In the glass, the 2014 Cuvée de la Luna has a dark garnet/tawny hue in line with its 8 years of age. The nose shows pronounced aromas of sun-dried strawberries, tobacco, soy sauce and hickory. On the palate, it is medium bodied with sinewy tannins. Bold notes of plums and blackberry lead into a savory and spicy finish. A great pairing for Texas style smoked brisket.

2020 Noah Rossonoah Coste della Sesia

Piedmont, Italy

$28.42

Where

Alto Piemonte (“Upper Piedmont”) is a wine making region on the ascent. Located north of Torino, it’s Piedmont’s cool climate outpost for upscale winemaking. Historically the red wines of appellations such as Gattinara were even more highly coveted than those of Barolo. In more recent history, Alto Piemonte fell upon hard times when many young people left the area following WWII. Luckily a new generation of winemakers is rediscovering Alto Piemonte’s charms. Cooler than southern Piedmont, the region’s climate is influenced by the Sesia river, Lake Maggiore, and the Alps, which loom nearby. Typically, the diurnal difference between day and night temperature is more marked as well.

What

As in Barolo and Barbaresco, the key grape variety in Alto Piemonte is Nebbiolo (known locally as Spanna). The common blending partners for Nebbiolo are Croatina, a variety thought to have originated in Croatia, and Vespolina, which is thought to be an offspring of Nebbiolo.

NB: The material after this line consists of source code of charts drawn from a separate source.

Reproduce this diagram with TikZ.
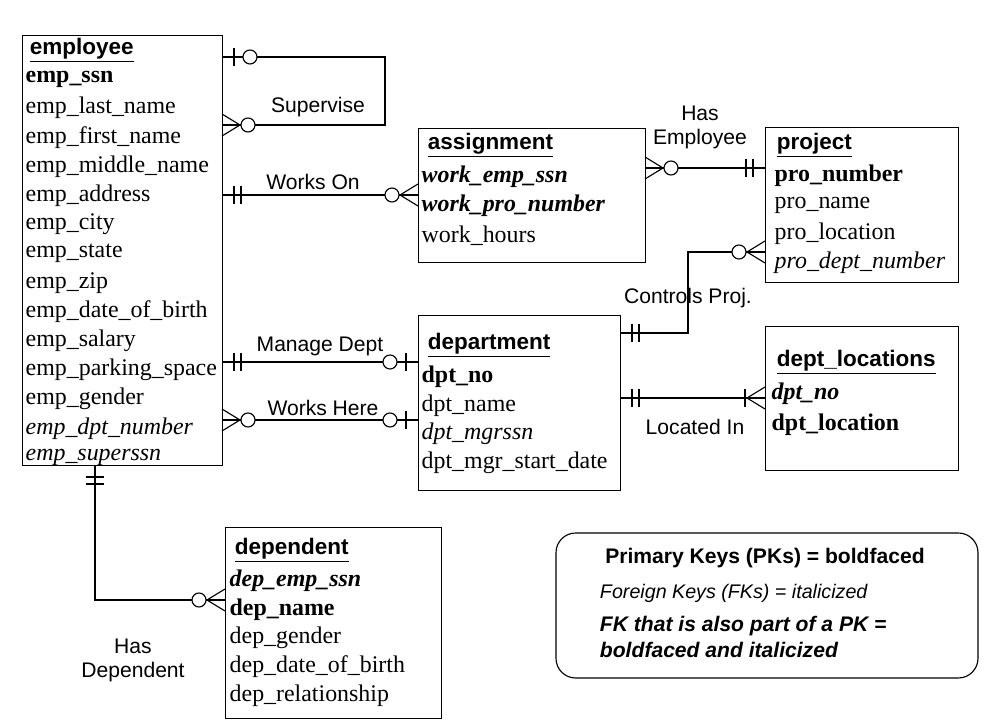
\documentclass[tikz,border=0pt]{standalone}
\usepackage{fontspec}
\setmainfont{Liberation Serif}
\newfontfamily\lab{Liberation Sans}
\usetikzlibrary{positioning}

\tikzset{
    entity/.style={draw, thick, fill=white, anchor=north west, inner sep=0pt},
    title/.style={anchor=west, font=\lab\bfseries\fontsize{16}{18}\selectfont},
    attr/.style={anchor=west, inner sep=1pt, font=\fontsize{17}{19}\selectfont},
    rel/.style={font=\lab\fontsize{15}{17}\selectfont, align=center},
    conn/.style={thick},
    cmark/.style={thick},
    zeroone/.pic={\draw[cmark] (12,-9) -- (12,9);
        \draw[cmark, fill=white] (28,0) circle[radius=7];},
    onlyone/.pic={\draw[cmark] (12,-9) -- (12,9);
        \draw[cmark] (19,-9) -- (19,9);},
    zeromany/.pic={\draw[cmark] (0,-11) -- (18,0) -- (0,11);
        \draw[cmark, fill=white] (26,0) circle[radius=7];},
    onemany/.pic={\draw[cmark] (0,-11) -- (18,0) -- (0,11);
        \draw[cmark] (20,-9) -- (20,9);}
}

\begin{document}
\begin{tikzpicture}[x=0.025cm, y=-0.025cm]
    \useasboundingbox (0,0) rectangle (1008,720);

    % employee
    \node[entity, minimum width=200*0.025cm, minimum height=430*0.025cm] (emp) at (22,35) {};
    \node[title] (empt) at (25,50) {\underline{employee}};
    \foreach \t [count=\i] in {\textbf{emp\_ssn}, emp\_last\_name, emp\_first\_name,
        emp\_middle\_name, emp\_address, emp\_city, emp\_state, emp\_zip,
        emp\_date\_of\_birth, emp\_salary, emp\_parking\_space, emp\_gender,
        \textit{emp\_dpt\_number}, \textit{emp\_superssn}}
        \node[attr] at (24,50+29.1*\i) {\t};

    % assignment
    \node[entity, minimum width=227*0.025cm, minimum height=134*0.025cm] (asg) at (418,128) {};
    \node[title] at (423,145) {\underline{assignment}};
    \foreach \t [count=\i] in {\textbf{\textit{work\_emp\_ssn}},
        \textbf{\textit{work\_pro\_number}}, work\_hours}
        \node[attr] at (420,147+29.5*\i) {\t};

    % project
    \node[entity, minimum width=193*0.025cm, minimum height=155*0.025cm] (proj) at (765,127) {};
    \node[title] at (772,145) {\underline{project}};
    \foreach \t [count=\i] in {\textbf{pro\_number}, pro\_name, pro\_location,
        \textit{pro\_dept\_number}}
        \node[attr] at (773,147+29*\i) {\t};

    % department
    \node[entity, minimum width=202*0.025cm, minimum height=175*0.025cm] (dept) at (418,315) {};
    \node[title] at (423,345) {\underline{department}};
    \foreach \t [count=\i] in {\textbf{dpt\_no}, dpt\_name, \textit{dpt\_mgrssn},
        dpt\_mgr\_start\_date}
        \node[attr] at (420,348+28.7*\i) {\t};

    % dept_locations
    \node[entity, minimum width=193*0.025cm, minimum height=144*0.025cm] (loc) at (765,326) {};
    \node[title] at (772,362) {\underline{dept\_locations}};
    \foreach \t [count=\i] in {\textbf{\textit{dpt\_no}}, \textbf{dpt\_location}}
        \node[attr] at (770,362+31.5*\i) {\t};

    % dependent
    \node[entity, minimum width=216*0.025cm, minimum height=191*0.025cm] (dep) at (225,527) {};
    \node[title] at (230,550) {\underline{dependent}};
    \foreach \t [count=\i] in {\textbf{\textit{dep\_emp\_ssn}}, \textbf{dep\_name},
        dep\_gender, dep\_date\_of\_birth, dep\_relationship}
        \node[attr] at (228,552+28.7*\i) {\t};

    % connector ends
    \coordinate (supA) at (222,57);
    \coordinate (supB) at (222,125);
    \coordinate (wo1) at (222,195);
    \coordinate (wo2) at (418,195);
    \coordinate (he1) at (645,168);
    \coordinate (he2) at (765,168);
    \coordinate (cp1) at (620,333);
    \coordinate (cp2) at (765,252);
    \coordinate (md1) at (222,362);
    \coordinate (md2) at (418,362);
    \coordinate (wh1) at (222,420);
    \coordinate (wh2) at (418,420);
    \coordinate (li1) at (620,398);
    \coordinate (li2) at (765,398);
    \coordinate (hd1) at (95,465);
    \coordinate (hd2) at (225,600);

    \draw[conn] (supA) -- (385,57) -- (385,125) -- (supB);
    \draw[conn] (wo1) -- (wo2);
    \draw[conn] (he1) -- (he2);
    \draw[conn] (cp1) -- (688,333) -- (688,252) -- (cp2);
    \draw[conn] (md1) -- (md2);
    \draw[conn] (wh1) -- (wh2);
    \draw[conn] (li1) -- (li2);
    \draw[conn] (hd1) -- (95,600) -- (hd2);

    \pic at (supA) {zeroone};
    \pic at (supB) {zeromany};
    \pic at (wo1) {onlyone};
    \pic[rotate=180] at (wo2) {zeromany};
    \pic at (he1) {zeromany};
    \pic[rotate=180] at (he2) {onlyone};
    \pic at (cp1) {onlyone};
    \pic[rotate=180] at (cp2) {zeromany};
    \pic at (md1) {onlyone};
    \pic[rotate=180] at (md2) {zeroone};
    \pic at (wh1) {zeromany};
    \pic[rotate=180] at (wh2) {zeroone};
    \pic at (li1) {onlyone};
    \pic[rotate=180] at (li2) {onemany};
    \pic[rotate=-90] at (hd1) {onlyone};
    \pic[rotate=180] at (hd2) {zeromany};

    % relationship labels
    \node[rel] (lsup) at (318,107) {Supervise};
    \node[rel] (lwo) at (313,182) {Works On};
    \node[rel] (lhe) at (700,127) {Has\\Employee};
    \node[rel] (lcp) at (688,298) {Controls Proj.};
    \node[rel] (lmd) at (320,346) {Manage Dept};
    \node[rel] (lwh) at (323,408) {Works Here};
    \node[rel] (lli) at (695,427) {Located In};
    \node[rel] (lhd) at (133,660) {Has\\Dependent};

    % legend
    \draw[thick, rounded corners=14] (556,533) rectangle (978,678);
    \node[font=\lab\bfseries\fontsize{15}{17}\selectfont] (k1) at (765,558) {Primary Keys (PKs) = boldfaced};
    \node[anchor=west, font=\lab\itshape\fontsize{14}{16}\selectfont] (k2) at (595,593) {Foreign Keys (FKs) = italicized};
    \node[anchor=west, font=\lab\bfseries\itshape\fontsize{15}{17}\selectfont] (k3) at (595,626) {FK that is also part of a PK =};
    \node[anchor=west, font=\lab\bfseries\itshape\fontsize{15}{17}\selectfont] (k4) at (595,650) {boldfaced and italicized};
\end{tikzpicture}
\end{document}
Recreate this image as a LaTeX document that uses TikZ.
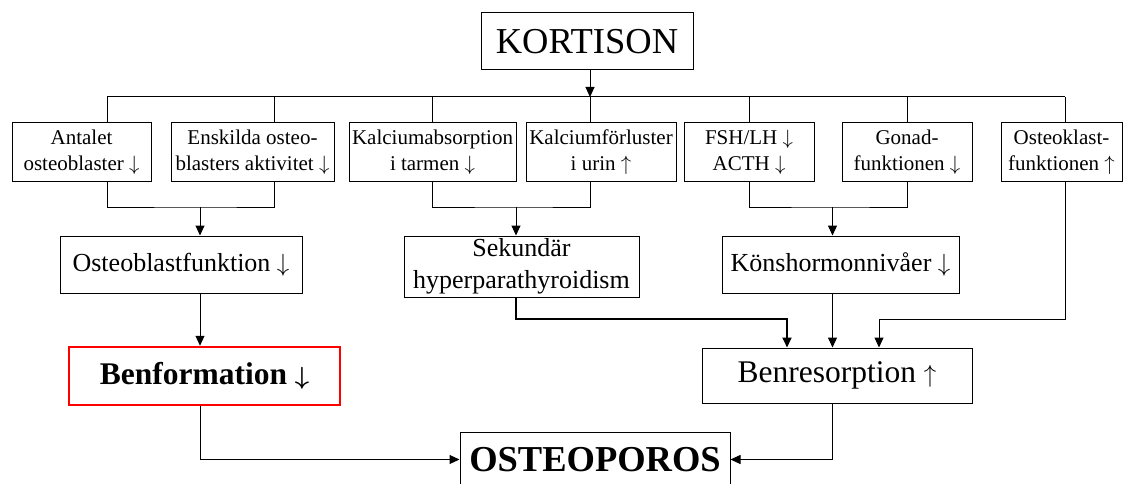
\documentclass[tikz,border=0pt]{standalone}
\usepackage{fontspec}
\setmainfont{Liberation Serif}
\usetikzlibrary{calc,arrows.meta,positioning}
\newcommand{\dn}{$\downarrow$}
\newcommand{\up}{$\uparrow$}

\begin{document}
\begin{tikzpicture}[x=1pt,y=-1pt,line width=1pt]

\tikzset{box/.style={draw,line width=1pt,align=center,inner sep=2pt},
smallbox/.style={box,font=\fontsize{21}{26}\selectfont,minimum height=58pt},
midbox/.style={box,font=\fontsize{26}{32}\selectfont,minimum height=57pt},
arr/.style={-{Triangle[length=10pt,width=9pt]}}}

\useasboundingbox (0,0) rectangle (1124,484);
\clip (0,0) rectangle (1124,484);

% top node
\node[box,font=\fontsize{36.5}{40}\selectfont,minimum width=212pt,minimum height=57pt] (kort) at (587,41.5) {KORTISON};

% bus columns
\foreach \i/\x in {1/107,2/274,3/432,4/590,5/749,6/907,7/1065} \coordinate (c\i) at (\x,97);
\draw[arr] (kort.south -| c4) -- (c4);
\draw (c1) -- (c7);

% effects of the drug
\node[smallbox,minimum width=139pt] (a1) at (81.5,152) {Antalet\\osteoblaster \dn};
\node[smallbox,minimum width=163pt] (a2) at (252.5,152) {Enskilda osteo-\\blasters aktivitet \dn};
\node[smallbox,minimum width=167pt] (a3) at (432.5,152) {Kalciumabsorption\\i tarmen \dn};
\node[smallbox,minimum width=150pt] (a4) at (601,152) {Kalciumförluster\\i urin \up};
\node[smallbox,minimum width=130pt] (a5) at (749,152) {FSH/LH \dn\\ACTH \dn};
\node[smallbox,minimum width=130pt] (a6) at (907,152) {Gonad-\\funktionen \dn};
\node[smallbox,minimum width=121pt] (a7) at (1061.5,152) {Osteoklast-\\funktionen \up};
\foreach \i in {1,...,7} \draw (c\i) -- (c\i |- a\i.north);

% middle nodes
\node[midbox,minimum width=242pt] (obf) at (181,264.5) {Osteoblastfunktion \dn};
\node[midbox,minimum width=235pt,minimum height=61pt] (sek) at (521.5,266.5) {Sekundär\\hyperparathyroidism};
\node[midbox,minimum width=237pt] (kon) at (840.5,264.5) {Könshormonnivåer \dn};

\coordinate (m1) at (200,207); \coordinate (m2) at (516,207); \coordinate (m3) at (832.5,207);
\draw (c1 |- a1.south) |- (m1) -| (c2 |- a2.south);
\draw (c3 |- a3.south) |- (m2) -| (c4 |- a4.south);
\draw (c5 |- a5.south) |- (m3) -| (c6 |- a6.south);
\draw[arr] (m1) -- (m1 |- obf.north);
\draw[arr] (m2) -- (m2 |- sek.north);
\draw[arr] (m3) -- (m3 |- kon.north);

% bone nodes
\node[box,draw=red,line width=2.5pt,font=\fontsize{31.5}{36}\selectfont\bfseries\boldmath,minimum width=271pt,minimum height=58pt] (benf) at (204.5,376) {Benformation \dn};
\node[box,font=\fontsize{31.5}{36}\selectfont,minimum width=270pt,minimum height=55pt] (benr) at (837,375.5) {Benresorption \up};
\node[box,font=\fontsize{36.5}{40}\selectfont\bfseries,minimum width=270pt,minimum height=55pt] (osteo) at (595,459.5) {OSTEOPOROS};

\coordinate (r1) at (787,319); \coordinate (r3) at (879,319);
\draw[arr] (obf.south -| m1) -- (m1 |- benf.north);
\draw[arr,line width=2pt] (sek.south -| m2) |- (r1) -- (r1 |- benr.north);
\draw[arr] (kon.south -| m3) -- (m3 |- benr.north);
\draw[arr] (c7 |- a7.south) |- (r3) -- (r3 |- benr.north);
\draw[arr] (benf.south -| m1) |- (osteo.west);
\draw[arr] (benr.south -| m3) |- (osteo.east);

\end{tikzpicture}
\end{document}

The Rossonoah is Noah’s most accessible wine and the perfect introduction to Alto Piemonte. It’s made from a cuvee of 50% young vine Nebbiolo, plus 40% Croatina and 10% Vespolina. Fermented separately by variety with varying amounts of skin contact, the wine was blended and then aged 6 months in stainless steel tanks.

Who

Noah is a small 4.7 hectare wine estate nestled in the rolling hills of northern Piemonte. It was established in 2010 by Andrea Mosca and Giovanna Pepe Diaz, who named the winery after their son Noah. An architect by trade, Andrea gave up his practice when the couple purchased vineyards around the village of Brusnengo. Interested in working closer to the land, they were drawn to Alto Piemonte. Their vineyards are separated into three appellations – Costa della Sesia, Lessona and Bramaterra, where the couple farm 3.5 hectares of vines. The name Bramaterra is believed to originate from the Italian words “bramare” which means “to long for” and “terra” meaning “the land”. Compared to the sandy soils of Lessona, the soils of Bramaterra are volcanic in origin. NOAH’s vines in Bramaterra are separated into two parcels – Mesola and Forte. Grapes harvested from vines in Mesola are used to make the winery’s Bramaterra DOC wine, while grapes harvested from vines in Forte go into their Costa della Sesia DOC wine. Some of the vines are planted to an ancient trellising system known as “maggiorino”, wherein multiple vines are planted together and then the vines are trained high with multiple arms that produce a large canopy effect. Although they haven’t sought out official certification, Andrea and Giovanna tend their vines in a holistic manner and apply organic principles.

Taste

The Rossonoah displays a savoury, saline minerality that’s often attributed to “volcanic” wines. Notes of sweet red cherry, orange peel, and star anise, are complemented by bright acidity and fine grained tannins. Given the wine’s light hue, it’s surprisingly round and textured on the palate. The charming finish has a likable touch of spice to it. It makes a wonderful pairing for dishes like black pepper chicken or pepper glazed duck.